§ **JOB**: What is to be printed is the span of lines starting at the one containing "What D3.js code" and ending at the one containing "d3.scaleLinear().domain([7, 14]).range([mBottom, mTop]);", reproduced exactly with pictures left out.

§ **RAW DATA**:
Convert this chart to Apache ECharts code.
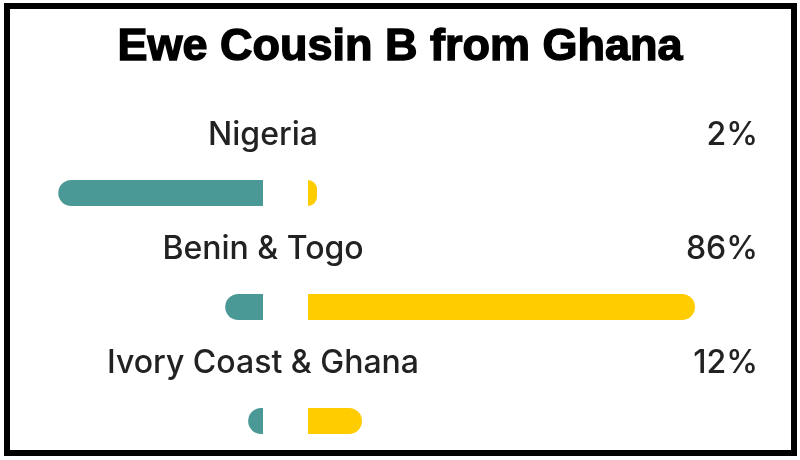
<!DOCTYPE html>
<html>
<head>
<meta charset="utf-8">
<script src="https://cdn.jsdelivr.net/npm/echarts@6/dist/echarts.min.js"></script>
<style>
html,body{margin:0;padding:0;background:#fff;}
#chart{width:800px;height:460px;}
</style>
</head>
<body>
<div id="chart"></div>
<script>
const titleText = 'Ewe Cousin B from Ghana';
const categories = ['Nigeria', 'Benin & Togo', 'Ivory Coast & Ghana'];
const tealValues = [45.5, 8.4, 3.3];
const yellowValues = [2, 86, 12];

const TEAL = '#4b9997';
const YELLOW = '#ffcc00';
const TEXT = '#222222';
const labelFont = 'Inter';

const chart = echarts.init(document.getElementById('chart'), null, {renderer: 'canvas'});

const rowLabel = {
  show: true,
  color: TEXT,
  fontFamily: labelFont,
  fontSize: 32,
  fontWeight: 500,
  verticalAlign: 'bottom',
  padding: [0, 0, 42, 0],
  margin: 0
};

chart.setOption({
  animation: false,
  backgroundColor: '#ffffff',
  title: {
    text: titleText,
    left: 'center',
    top: 20,
    textStyle: {
      fontFamily: 'Liberation Sans',
      fontWeight: 'bold',
      fontSize: 45,
      color: '#000',
      textBorderColor: '#000',
      textBorderWidth: 1.4
    }
  },
  graphic: [{
    type: 'rect',
    shape: {x: 7, y: 6, width: 787, height: 447},
    style: {fill: 'none', stroke: '#000', lineWidth: 6},
    silent: true,
    z: 100
  }],
  grid: [
    {left: 38, width: 225, top: 193, height: 228},
    {left: 308, width: 450, top: 193, height: 228}
  ],
  xAxis: [
    {gridIndex: 0, type: 'value', min: 0, max: 50, inverse: true, show: false},
    {gridIndex: 1, type: 'value', min: 0, max: 100, show: false}
  ],
  yAxis: [
    {
      gridIndex: 0, type: 'category', data: categories, inverse: true,
      boundaryGap: false,
      position: 'right',
      axisLine: {show: false}, axisTick: {show: false}, splitLine: {show: false},
      axisLabel: Object.assign({}, rowLabel, {align: 'center', interval: 0})
    },
    {
      gridIndex: 1, type: 'category', data: categories, inverse: true,
      boundaryGap: false,
      position: 'right',
      axisLine: {show: false}, axisTick: {show: false}, splitLine: {show: false},
      axisLabel: Object.assign({}, rowLabel, {
        align: 'right',
        interval: 0,
        formatter: function (v, i) { return yellowValues[i] + '%'; }
      })
    }
  ],
  series: [
    {
      type: 'bar', xAxisIndex: 0, yAxisIndex: 0, data: tealValues,
      barWidth: 26,
      itemStyle: {color: TEAL, borderRadius: [13, 0, 0, 13]}
    },
    {
      type: 'bar', xAxisIndex: 1, yAxisIndex: 1, data: yellowValues,
      barWidth: 26,
      itemStyle: {color: YELLOW, borderRadius: [0, 13, 13, 0]}
    }
  ]
});
</script>
</body>
</html>
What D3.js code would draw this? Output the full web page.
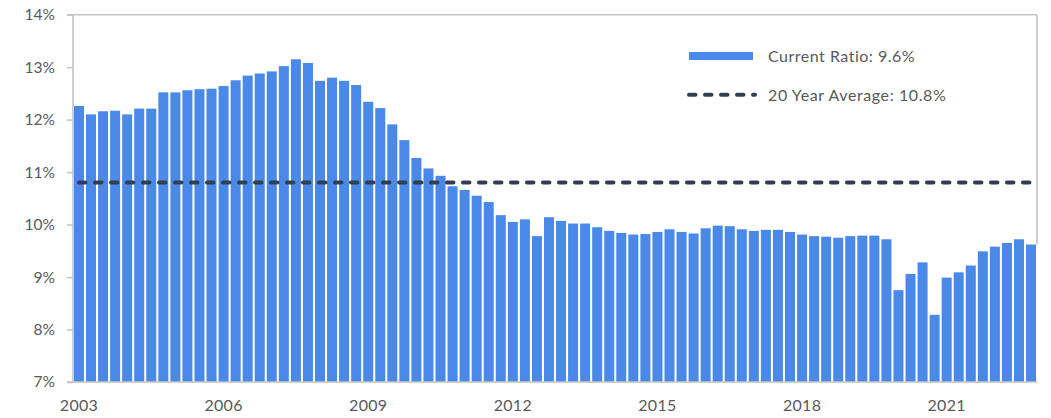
<!DOCTYPE html>
<html>
<head>
<meta charset="utf-8">
<script src="https://cdn.jsdelivr.net/npm/d3@7"></script>
<style>
  html, body { margin: 0; padding: 0; background: #fff; }
  svg { display: block; }
  text { font-family: "Lato", "Open Sans", sans-serif; fill: #595959; }
</style>
</head>
<body>
<svg id="chart" width="1051" height="418"></svg>
<script>
// ---- data ----
const years = [2003, 2004, 2005, 2006, 2007, 2008, 2009, 2010, 2011, 2012,
               2013, 2014, 2015, 2016, 2017, 2018, 2019, 2020, 2021, 2022];
const quarters = ["Q1", "Q2", "Q3", "Q4"];
const currentRatio = [
  12.26, 12.10, 12.16, 12.17, 12.10, 12.21, 12.21, 12.52, 12.52, 12.56, 12.58, 12.59,
  12.64, 12.75, 12.84, 12.88, 12.92, 13.02, 13.15, 13.08, 12.74, 12.80, 12.74, 12.66,
  12.34, 12.22, 11.91, 11.61, 11.27, 11.07, 10.93, 10.73, 10.66, 10.55, 10.43, 10.18,
  10.05, 10.10, 9.78, 10.14, 10.07, 10.02, 10.02, 9.95, 9.88, 9.84, 9.81, 9.82,
  9.86, 9.91, 9.86, 9.83, 9.93, 9.98, 9.97, 9.91, 9.88, 9.90, 9.90, 9.86,
  9.81, 9.78, 9.77, 9.75, 9.78, 9.79, 9.79, 9.72, 8.75, 9.06, 9.28, 8.28,
  8.99, 9.09, 9.22, 9.49, 9.58, 9.65, 9.72, 9.62
];
const twentyYearAverage = 10.8;
const xTickLabels = ["2003", "2006", "2009", "2012", "2015", "2018", "2021"];
const yTicks = [7, 8, 9, 10, 11, 12, 13, 14];
const legendLabels = ["Current Ratio: 9.6%", "20 Year Average: 10.8%"];

const categories = years.flatMap(y => quarters.map(q => y + " " + q));

// ---- layout ----
const svg = d3.select("#chart");
const mLeft = 73, mRight = 1037, mTop = 14.7, mBottom = 382;
const barColor = "#4a89e8";
const avgColor = "#333f50";
const axisColor = "#c4c4c4";

const x = d3.scaleBand().domain(categories).range([mLeft, mRight])
  .paddingInner(0.17).paddingOuter(0.08);
const y = d3.scaleLinear().domain([7, 14]).range([mBottom, mTop]);

// top border and right border
svg.append("line").attr("x1", mLeft - 6).attr("x2", mRight).attr("y1", y(14)).attr("y2", y(14))
  .attr("stroke", axisColor).attr("stroke-width", 1.6);
svg.append("line").attr("x1", mRight).attr("x2", mRight).attr("y1", y(14))
  .attr("y2", y(currentRatio[currentRatio.length - 1]))
  .attr("stroke", axisColor).attr("stroke-width", 1.6);

// bars
svg.append("g").selectAll("rect").data(currentRatio).join("rect")
  .attr("x", (d, i) => x(categories[i]))
  .attr("width", x.bandwidth())
  .attr("y", d => y(d))
  .attr("height", d => y(7) - y(d))
  .attr("fill", barColor);

// y axis
const yAxis = svg.append("g").attr("transform", `translate(${mLeft},0)`)
  .call(d3.axisLeft(y).tickValues(yTicks).tickSize(6).tickPadding(12)
    .tickFormat(d => d + "%"));
yAxis.select(".domain").attr("stroke", axisColor).attr("stroke-width", 1.6)
  .attr("d", `M0,${y(14)}V${y(7)}`);
yAxis.selectAll(".tick line").attr("stroke", axisColor).attr("stroke-width", 1.6);
yAxis.selectAll(".tick text").attr("font-size", 15.5).attr("fill", "#595959")
  .attr("font-family", "Lato, sans-serif");

// x axis
const labelCats = xTickLabels.map(l => l + " Q1");
const xAxis = svg.append("g").attr("transform", `translate(0,${mBottom})`)
  .call(d3.axisBottom(x).tickValues(labelCats).tickSize(0).tickPadding(18)
    .tickFormat(d => d.slice(0, 4)));
xAxis.select(".domain").attr("stroke", axisColor).attr("stroke-width", 1.6)
  .attr("d", `M${mLeft - 6},0H${mRight}`);
xAxis.selectAll(".tick text").attr("font-size", 16).attr("fill", "#595959")
  .attr("font-family", "Lato, sans-serif").attr("letter-spacing", 0.3);

// average line
const firstC = x(categories[0]) + x.bandwidth() / 2;
const lastC = x(categories[categories.length - 1]) + x.bandwidth() / 2;
svg.append("line")
  .attr("x1", firstC).attr("x2", lastC)
  .attr("y1", y(twentyYearAverage)).attr("y2", y(twentyYearAverage))
  .attr("stroke", avgColor).attr("stroke-width", 4)
  .attr("stroke-linecap", "round").attr("stroke-dasharray", "6.5 9.5");

// legend
const lg = svg.append("g");
lg.append("rect").attr("x", 689).attr("y", 52).attr("width", 64).attr("height", 8)
  .attr("fill", barColor);
lg.append("text").attr("x", 768).attr("y", 61.5).attr("font-size", 16)
  .attr("letter-spacing", 0.5).text(legendLabels[0]);
lg.append("line").attr("x1", 689).attr("x2", 755).attr("y1", 94.7).attr("y2", 94.7)
  .attr("stroke", avgColor).attr("stroke-width", 4)
  .attr("stroke-linecap", "round").attr("stroke-dasharray", "6.5 9.5");
lg.append("text").attr("x", 768).attr("y", 100.5).attr("font-size", 16)
  .attr("letter-spacing", 0.6).text(legendLabels[1]);
</script>
</body>
</html>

§ **CORRECT RESULT**:
What D3.js code would draw this? Output the full web page.
<!DOCTYPE html>
<html>
<head>
<meta charset="utf-8">
<script src="https://cdn.jsdelivr.net/npm/d3@7"></script>
<style>
  html, body { margin: 0; padding: 0; background: #fff; }
  svg { display: block; }
  text { font-family: "Lato", "Open Sans", sans-serif; fill: #595959; }
</style>
</head>
<body>
<svg id="chart" width="1051" height="418"></svg>
<script>
// ---- data ----
const years = [2003, 2004, 2005, 2006, 2007, 2008, 2009, 2010, 2011, 2012,
               2013, 2014, 2015, 2016, 2017, 2018, 2019, 2020, 2021, 2022];
const quarters = ["Q1", "Q2", "Q3", "Q4"];
const currentRatio = [
  12.26, 12.10, 12.16, 12.17, 12.10, 12.21, 12.21, 12.52, 12.52, 12.56, 12.58, 12.59,
  12.64, 12.75, 12.84, 12.88, 12.92, 13.02, 13.15, 13.08, 12.74, 12.80, 12.74, 12.66,
  12.34, 12.22, 11.91, 11.61, 11.27, 11.07, 10.93, 10.73, 10.66, 10.55, 10.43, 10.18,
  10.05, 10.10, 9.78, 10.14, 10.07, 10.02, 10.02, 9.95, 9.88, 9.84, 9.81, 9.82,
  9.86, 9.91, 9.86, 9.83, 9.93, 9.98, 9.97, 9.91, 9.88, 9.90, 9.90, 9.86,
  9.81, 9.78, 9.77, 9.75, 9.78, 9.79, 9.79, 9.72, 8.75, 9.06, 9.28, 8.28,
  8.99, 9.09, 9.22, 9.49, 9.58, 9.65, 9.72, 9.62
];
const twentyYearAverage = 10.8;
const xTickLabels = ["2003", "2006", "2009", "2012", "2015", "2018", "2021"];
const yTicks = [7, 8, 9, 10, 11, 12, 13, 14];
const legendLabels = ["Current Ratio: 9.6%", "20 Year Average: 10.8%"];

const categories = years.flatMap(y => quarters.map(q => y + " " + q));

// ---- layout ----
const svg = d3.select("#chart");
const mLeft = 73, mRight = 1037, mTop = 14.7, mBottom = 382;
const barColor = "#4a89e8";
const avgColor = "#333f50";
const axisColor = "#c4c4c4";

const x = d3.scaleBand().domain(categories).range([mLeft, mRight])
  .paddingInner(0.17).paddingOuter(0.08);
const y = d3.scaleLinear().domain([7, 14]).range([mBottom, mTop]);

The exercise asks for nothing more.